* BEGIN *

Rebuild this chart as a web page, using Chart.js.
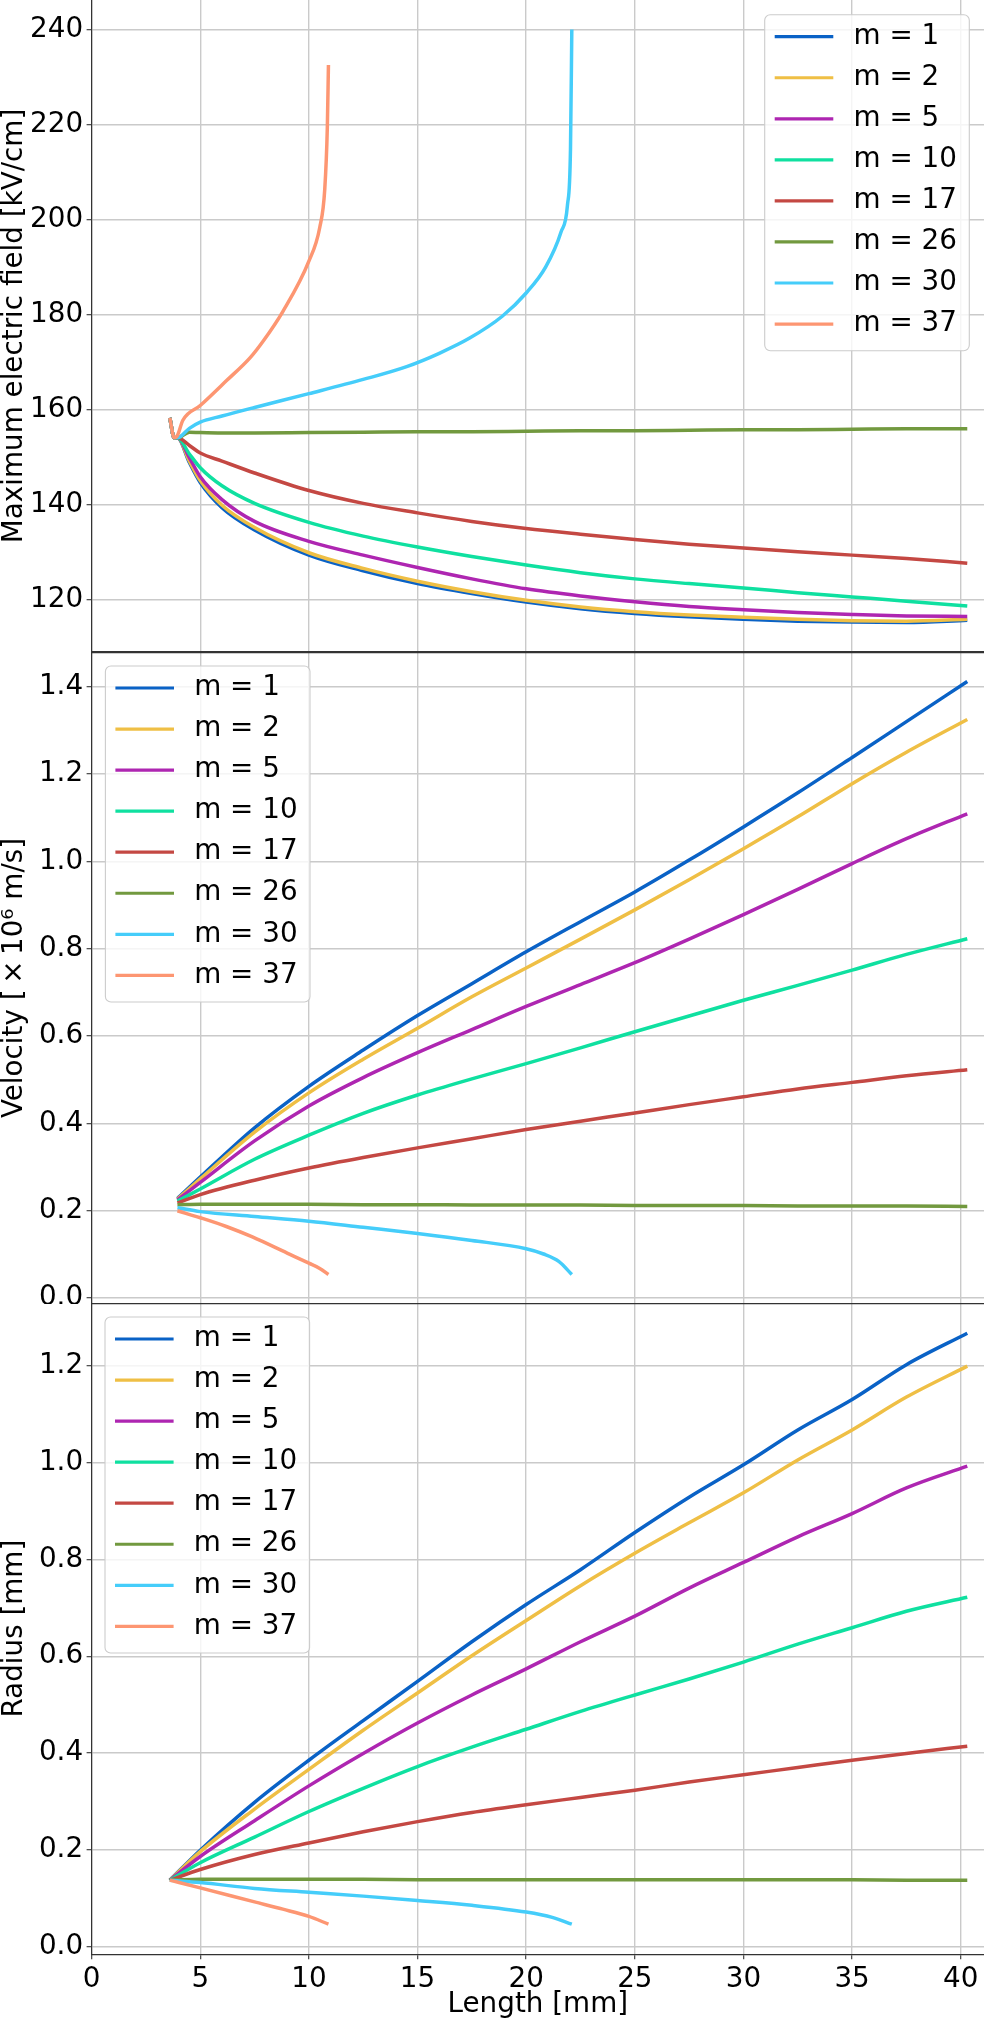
<!DOCTYPE html>
<html>
<head>
<meta charset="utf-8">
<script src="https://cdn.jsdelivr.net/npm/chart.js@4.4.0/dist/chart.umd.min.js"></script>
<style>
  body { margin: 0; background: #fff; overflow: hidden; width: 984px; height: 2020px; position: relative; }
  .panel { position: absolute; left: 0; }
  canvas { display: block; }
</style>
</head>
<body>
<div class="panel" style="top:0px"><canvas id="field" width="984" height="652"></canvas></div>
<div class="panel" style="top:652px"><canvas id="velocity" width="984" height="652"></canvas></div>
<div class="panel" style="top:1303px"><canvas id="radius" width="984" height="717"></canvas></div>
<script>
const labels = ["m = 1", "m = 2", "m = 5", "m = 10", "m = 17", "m = 26", "m = 30", "m = 37"];
const colors = ["#0a62c6", "#efbf45", "#ae26b1", "#0fe0a0", "#c44843", "#72993f", "#45cdfa", "#fd9672"];

// top panel: maximum electric field [kV/cm]
const lenE   = [3.6, 3.8, 3.95, 4.5, 5, 6, 7.5, 10, 12.5, 15, 17.5, 20, 22.5, 25, 27.5, 30, 32.5, 35, 37.5, 40.3];
const fieldM1  = [158.2, 154, 154, 148.8, 144.6, 139.3, 134.6, 129.3, 126.0, 123.3, 121.2, 119.4, 118.0, 117.0, 116.3, 115.8, 115.4, 115.2, 115.1, 115.6];
const fieldM2  = [158.2, 154, 154, 149.1, 145.0, 139.8, 135.1, 129.8, 126.5, 123.8, 121.6, 119.8, 118.4, 117.4, 116.7, 116.2, 115.8, 115.5, 115.4, 115.8];
const fieldM5  = [158.2, 154, 154, 149.8, 145.8, 141.0, 136.4, 132.2, 129.3, 126.7, 124.3, 122.2, 120.7, 119.5, 118.5, 117.8, 117.2, 116.8, 116.5, 116.4];
const fieldM10 = [158.2, 154, 154, 150.6, 147.7, 143.9, 140.2, 136.2, 133.3, 131.0, 129.0, 127.2, 125.6, 124.3, 123.3, 122.4, 121.4, 120.5, 119.6, 118.6];
const fieldM17 = [158.2, 154, 154, 152.4, 150.8, 149.1, 146.6, 142.9, 140.2, 138.2, 136.4, 134.9, 133.7, 132.6, 131.6, 130.8, 130.0, 129.3, 128.6, 127.6];
const fieldM26 = [158.2, 154, 154, 155.2, 155.1, 155.0, 155.0, 155.1, 155.2, 155.3, 155.3, 155.4, 155.5, 155.5, 155.6, 155.7, 155.7, 155.8, 155.9, 155.9];
const lenE30   = [3.6, 3.8, 3.95, 4.5, 5, 6, 7.5, 10, 12.5, 14.5, 16, 17.4, 18.9, 20, 20.9, 21.6, 21.9, 22.04, 22.1];
const fieldM30 = [158.2, 154, 154, 156.0, 157.3, 158.6, 160.4, 163.3, 166.3, 169.0, 171.8, 175.0, 179.6, 184.5, 190.0, 197.3, 203.0, 215.0, 240];
const lenE37   = [3.6, 3.8, 3.95, 4.2, 5, 6.2, 7.3, 7.9, 8.8, 10, 10.5, 10.73, 10.85, 10.9];
const fieldM37 = [158.2, 154, 154.5, 157.7, 160.8, 166.0, 170.9, 174.4, 180.6, 191.2, 198.3, 206.3, 219.6, 232.5];

// middle panel: velocity [x10^6 m/s]
const lenV   = [3.95, 5, 7.5, 10, 12.5, 15, 17.5, 20, 22.5, 25, 27.5, 30, 32.5, 35, 37.5, 40.3];
const velM1  = [0.228, 0.277, 0.39, 0.485, 0.568, 0.647, 0.72, 0.793, 0.862, 0.93, 1.003, 1.079, 1.157, 1.238, 1.32, 1.412];
const velM2  = [0.227, 0.273, 0.38, 0.47, 0.547, 0.618, 0.69, 0.756, 0.822, 0.889, 0.958, 1.029, 1.102, 1.178, 1.25, 1.325];
const velM5  = [0.225, 0.265, 0.36, 0.44, 0.505, 0.562, 0.615, 0.668, 0.718, 0.768, 0.822, 0.878, 0.936, 0.995, 1.052, 1.109];
const velM10 = [0.222, 0.25, 0.318, 0.373, 0.423, 0.465, 0.502, 0.537, 0.573, 0.61, 0.646, 0.682, 0.716, 0.751, 0.787, 0.823];
const velM17 = [0.218, 0.237, 0.27, 0.298, 0.322, 0.344, 0.365, 0.386, 0.405, 0.424, 0.443, 0.461, 0.479, 0.494, 0.509, 0.523];
const velM26 = [0.214, 0.215, 0.215, 0.215, 0.214, 0.214, 0.213, 0.213, 0.213, 0.212, 0.212, 0.212, 0.211, 0.211, 0.211, 0.21];
const lenV30 = [3.95, 5, 7.5, 10, 12.5, 15, 17.5, 20, 20.8, 21.5, 22.1];
const velM30 = [0.207, 0.198, 0.187, 0.176, 0.162, 0.148, 0.132, 0.113, 0.101, 0.084, 0.054];
const lenV37 = [3.95, 5, 6.2, 7.4, 9, 10, 10.5, 10.9];
const velM37 = [0.2, 0.184, 0.164, 0.14, 0.103, 0.08, 0.068, 0.054];

// bottom panel: radius [mm]
const lenR   = [3.6, 5, 7.5, 10, 12.5, 15, 17.5, 20, 22.5, 25, 27.5, 30, 32.5, 35, 37.5, 40.3];
const radM1  = [0.137, 0.199, 0.298, 0.385, 0.467, 0.548, 0.63, 0.707, 0.779, 0.856, 0.929, 0.996, 1.068, 1.131, 1.203, 1.268];
const radM2  = [0.137, 0.196, 0.284, 0.366, 0.447, 0.524, 0.601, 0.674, 0.746, 0.813, 0.876, 0.938, 1.006, 1.068, 1.136, 1.2];
const radM5  = [0.137, 0.186, 0.26, 0.332, 0.399, 0.462, 0.52, 0.574, 0.63, 0.683, 0.741, 0.794, 0.847, 0.895, 0.948, 0.993];
const radM10 = [0.137, 0.173, 0.226, 0.279, 0.327, 0.372, 0.412, 0.449, 0.486, 0.52, 0.553, 0.588, 0.625, 0.659, 0.693, 0.722];
const radM17 = [0.137, 0.159, 0.19, 0.214, 0.237, 0.258, 0.277, 0.293, 0.308, 0.323, 0.34, 0.355, 0.37, 0.385, 0.399, 0.414];
const radM26 = [0.137, 0.139, 0.139, 0.139, 0.139, 0.138, 0.138, 0.138, 0.138, 0.138, 0.138, 0.138, 0.138, 0.138, 0.137, 0.137];
const lenR30 = [3.6, 5, 7.5, 10, 12.5, 15, 17.5, 20, 21.2, 22.1];
const radM30 = [0.137, 0.132, 0.12, 0.112, 0.104, 0.095, 0.085, 0.071, 0.06, 0.046];
const lenR37 = [3.6, 5, 7.5, 8.8, 10, 10.9];
const radM37 = [0.137, 0.121, 0.092, 0.077, 0.062, 0.046];

const FONT = "'DejaVu Sans', 'Noto Sans', sans-serif";
const FS = 27.8;
const GRID = "#cacaca";
const SPINE = "#333333";
const X_MAX = 41.07;

Chart.defaults.font.family = FONT;
Chart.defaults.font.size = FS;
Chart.defaults.color = "#000";

const pts = (xs, ys) => xs.map((x, i) => ({ x: x, y: ys[i] }));

// matplotlib style legend box + top spine
const boxLegend = {
  id: "boxLegend",
  afterDraw(chart, args, opts) {
    const ctx = chart.ctx;
    const a = chart.chartArea;
    ctx.save();
    if (opts.topSpine) {
      ctx.strokeStyle = SPINE;
      ctx.lineWidth = 1.2;
      ctx.beginPath();
      ctx.moveTo(a.left, a.top + 0.6);
      ctx.lineTo(a.right, a.top + 0.6);
      ctx.stroke();
    }
    const x = opts.x, y = opts.y;
    ctx.beginPath();
    ctx.roundRect(x, y, 204.6, 336, 5.6);
    ctx.fillStyle = "rgba(255,255,255,0.8)";
    ctx.fill();
    ctx.strokeStyle = "#cccccc";
    ctx.lineWidth = 1.1;
    ctx.stroke();
    ctx.font = FS + "px " + FONT;
    ctx.textBaseline = "middle";
    ctx.textAlign = "left";
    chart.data.datasets.forEach((ds, i) => {
      const cy = y + 22 + i * 41.05;
      ctx.strokeStyle = ds.borderColor;
      ctx.lineWidth = 3.2;
      ctx.beginPath();
      ctx.moveTo(x + 10, cy);
      ctx.lineTo(x + 68.6, cy);
      ctx.stroke();
      ctx.fillStyle = "#000";
      ctx.fillText(ds.label, x + 88.8, cy);
    });
    ctx.restore();
  }
};

function panel(id, series, yMin, yMax, yStep, yTitle, fmt, withX, legendAt, topSpine) {
  return new Chart(document.getElementById(id), {
    type: "line",
    data: {
      datasets: series.map((s, i) => ({
        label: labels[i],
        data: pts(s[0], s[1]),
        borderColor: colors[i],
        backgroundColor: colors[i],
        borderWidth: 3.5,
        pointRadius: 0,
        fill: false,
        cubicInterpolationMode: "monotone",
        order: series.length - i
      }))
    },
    options: {
      responsive: false,
      animation: false,
      devicePixelRatio: 1,
      layout: { padding: 0 },
      plugins: {
        legend: { display: false },
        tooltip: { enabled: false },
        boxLegend: { x: legendAt[0], y: legendAt[1], topSpine: topSpine }
      },
      scales: {
        x: {
          type: "linear",
          min: 0,
          max: X_MAX,
          ticks: { display: withX, stepSize: 5, includeBounds: false, padding: 4, maxRotation: 0, autoSkip: false },
          grid: { color: GRID, lineWidth: 1.4, drawTicks: withX, tickLength: 5, tickColor: SPINE, tickWidth: 1.1 },
          border: { display: true, color: SPINE, width: 1.2 },
          title: { display: withX, text: "Length [mm]", padding: { top: 0, bottom: 1 }, font: { size: FS, lineHeight: 1.05 } },
          afterFit: (s) => {
            s.height = withX ? 65.7 : 0;
            s.paddingLeft = 0; s.paddingRight = 0; s.paddingTop = 0; s.paddingBottom = 0;
          }
        },
        y: {
          min: yMin,
          max: yMax,
          ticks: { stepSize: yStep, includeBounds: false, padding: 3.5, callback: fmt },
          grid: { color: GRID, lineWidth: 1.4, tickLength: 5, tickColor: SPINE, tickWidth: 1.1 },
          border: { display: true, color: SPINE, width: 1.2 },
          title: { display: true, text: yTitle, padding: 0, font: { size: FS, lineHeight: 1.05 } },
          afterFit: (s) => {
            s.width = 91.6;
            s.paddingLeft = 0; s.paddingRight = 0; s.paddingTop = 0; s.paddingBottom = 0;
          }
        }
      }
    },
    plugins: [boxLegend]
  });
}

panel("field",
  [[lenE, fieldM1], [lenE, fieldM2], [lenE, fieldM5], [lenE, fieldM10], [lenE, fieldM17], [lenE, fieldM26], [lenE30, fieldM30], [lenE37, fieldM37]],
  108.9, 246.2, 20, "Maximum electric field [kV/cm]", (v) => v.toFixed(0), false, [764.7, 14.7], false);

panel("velocity",
  [[lenV, velM1], [lenV, velM2], [lenV, velM5], [lenV, velM10], [lenV, velM17], [lenV, velM26], [lenV30, velM30], [lenV37, velM37]],
  -0.0135, 1.4795, 0.2, "Velocity [\u2009\u00d7\u200910\u2076 m/s]", (v) => v.toFixed(1), false, [105.4, 14], true);

panel("radius",
  [[lenR, radM1], [lenR, radM2], [lenR, radM5], [lenR, radM10], [lenR, radM17], [lenR, radM26], [lenR30, radM30], [lenR37, radM37]],
  -0.0163, 1.3305, 0.2, "Radius [mm]", (v) => v.toFixed(1), true, [105, 14], true);
</script>
</body>
</html>
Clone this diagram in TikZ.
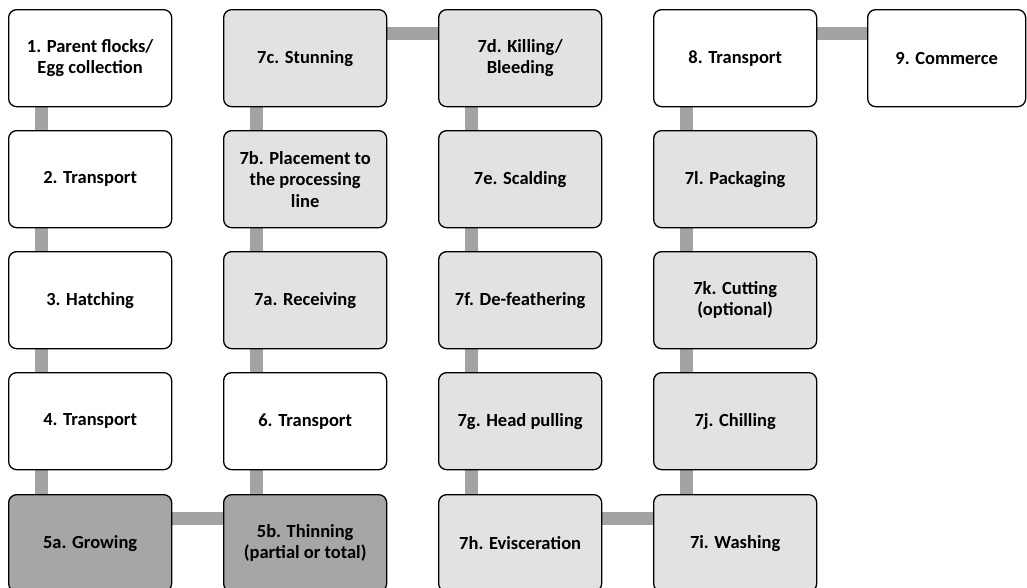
\documentclass[tikz,border=0pt]{standalone}
\usepackage{fontspec}
\setmainfont{Carlito}
\usetikzlibrary{backgrounds}

\definecolor{linkgray}{HTML}{A3A3A3}
\definecolor{lightfill}{HTML}{E2E2E2}
\definecolor{darkfill}{HTML}{A6A6A6}

\tikzset{
  stage/.style={draw=black, line width=1.3pt, rounded corners=8pt, fill=white,
    anchor=north west, minimum width=163pt, minimum height=97pt, inner sep=2pt,
    align=center, font=\fontsize{18.5}{21.5}\selectfont\bfseries},
  plant/.style={stage, fill=lightfill},
  farm/.style={stage, fill=darkfill},
  link/.style={draw=linkgray, line width=13pt}
}

\begin{document}
\begin{tikzpicture}[x=1pt, y=-1pt]

\useasboundingbox (0,0) rectangle (1027,587);
\clip (0,0) rectangle (1027,587);

% Column 1: farm side
\node[stage] (s1)  at (8,9)   {1. Parent flocks/\\Egg collection};
\node[stage] (s2)  at (8,130) {2. Transport};
\node[stage] (s3)  at (8,251) {3. Hatching};
\node[stage] (s4)  at (8,372) {4. Transport};
\node[farm]  (s5a) at (8,494) {5a. Growing};

% Column 2
\node[plant] (s7c) at (223,9)   {7c. Stunning};
\node[plant] (s7b) at (223,130) {7b. Placement to\\the processing\\line};
\node[plant] (s7a) at (223,251) {7a. Receiving};
\node[stage] (s6)  at (223,372) {6. Transport};
\node[farm]  (s5b) at (223,494) {5b. Thinning\\(partial or total)};

% Column 3
\node[plant] (s7d) at (438,9)   {7d. Killing/\\Bleeding};
\node[plant] (s7e) at (438,130) {7e. Scalding};
\node[plant] (s7f) at (438,251) {7f. De-feathering};
\node[plant] (s7g) at (438,372) {7g. Head pulling};
\node[plant] (s7h) at (438,494) {7h. Evisceration};

% Column 4
\node[stage] (s8)  at (653,9)   {8. Transport};
\node[plant] (s7l) at (653,130) {7l. Packaging};
\node[plant] (s7k) at (653,251) {7k. Cutting\\(optional)};
\node[plant] (s7j) at (653,372) {7j. Chilling};
\node[plant] (s7i) at (653,494) {7i. Washing};

% Column 5
\node[stage, minimum width=158pt] (s9) at (867,9) {9. Commerce};

% Draw the gray links behind the boxes
\begin{scope}[on background layer]
\foreach \a/\b in {s1/s2, s2/s3, s3/s4, s4/s5a, s5b/s6, s6/s7a, s7a/s7b, s7b/s7c,
                   s7d/s7e, s7e/s7f, s7f/s7g, s7g/s7h, s7i/s7j, s7j/s7k, s7k/s7l, s7l/s8}
  \draw[link] ([xshift=33pt]\a.south west) -- ([xshift=33pt]\b.south west |- \b.north);
\foreach \a/\b in {s5a/s5b, s7c/s7d, s7h/s7i, s8/s9}
  \draw[link] ([yshift=-24.5pt]\a.north east) -- ([yshift=-24.5pt]\b.north west);
\end{scope}

\end{tikzpicture}
\end{document}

* END *

Copy the lines above exactly, starting at the one with "Clone this diagram in TikZ." and ending at the one with "minimum width=158pt] (s9)", both included. Leave out any pictures and add nothing else.

__Written reply__.
Clone this diagram in TikZ.
\documentclass[tikz,border=0pt]{standalone}
\usepackage{fontspec}
\setmainfont{Carlito}
\usetikzlibrary{backgrounds}

\definecolor{linkgray}{HTML}{A3A3A3}
\definecolor{lightfill}{HTML}{E2E2E2}
\definecolor{darkfill}{HTML}{A6A6A6}

\tikzset{
  stage/.style={draw=black, line width=1.3pt, rounded corners=8pt, fill=white,
    anchor=north west, minimum width=163pt, minimum height=97pt, inner sep=2pt,
    align=center, font=\fontsize{18.5}{21.5}\selectfont\bfseries},
  plant/.style={stage, fill=lightfill},
  farm/.style={stage, fill=darkfill},
  link/.style={draw=linkgray, line width=13pt}
}

\begin{document}
\begin{tikzpicture}[x=1pt, y=-1pt]

\useasboundingbox (0,0) rectangle (1027,587);
\clip (0,0) rectangle (1027,587);

% Column 1: farm side
\node[stage] (s1)  at (8,9)   {1. Parent flocks/\\Egg collection};
\node[stage] (s2)  at (8,130) {2. Transport};
\node[stage] (s3)  at (8,251) {3. Hatching};
\node[stage] (s4)  at (8,372) {4. Transport};
\node[farm]  (s5a) at (8,494) {5a. Growing};

% Column 2
\node[plant] (s7c) at (223,9)   {7c. Stunning};
\node[plant] (s7b) at (223,130) {7b. Placement to\\the processing\\line};
\node[plant] (s7a) at (223,251) {7a. Receiving};
\node[stage] (s6)  at (223,372) {6. Transport};
\node[farm]  (s5b) at (223,494) {5b. Thinning\\(partial or total)};

% Column 3
\node[plant] (s7d) at (438,9)   {7d. Killing/\\Bleeding};
\node[plant] (s7e) at (438,130) {7e. Scalding};
\node[plant] (s7f) at (438,251) {7f. De-feathering};
\node[plant] (s7g) at (438,372) {7g. Head pulling};
\node[plant] (s7h) at (438,494) {7h. Evisceration};

% Column 4
\node[stage] (s8)  at (653,9)   {8. Transport};
\node[plant] (s7l) at (653,130) {7l. Packaging};
\node[plant] (s7k) at (653,251) {7k. Cutting\\(optional)};
\node[plant] (s7j) at (653,372) {7j. Chilling};
\node[plant] (s7i) at (653,494) {7i. Washing};

% Column 5
\node[stage, minimum width=158pt] (s9) at (867,9) {9. Commerce};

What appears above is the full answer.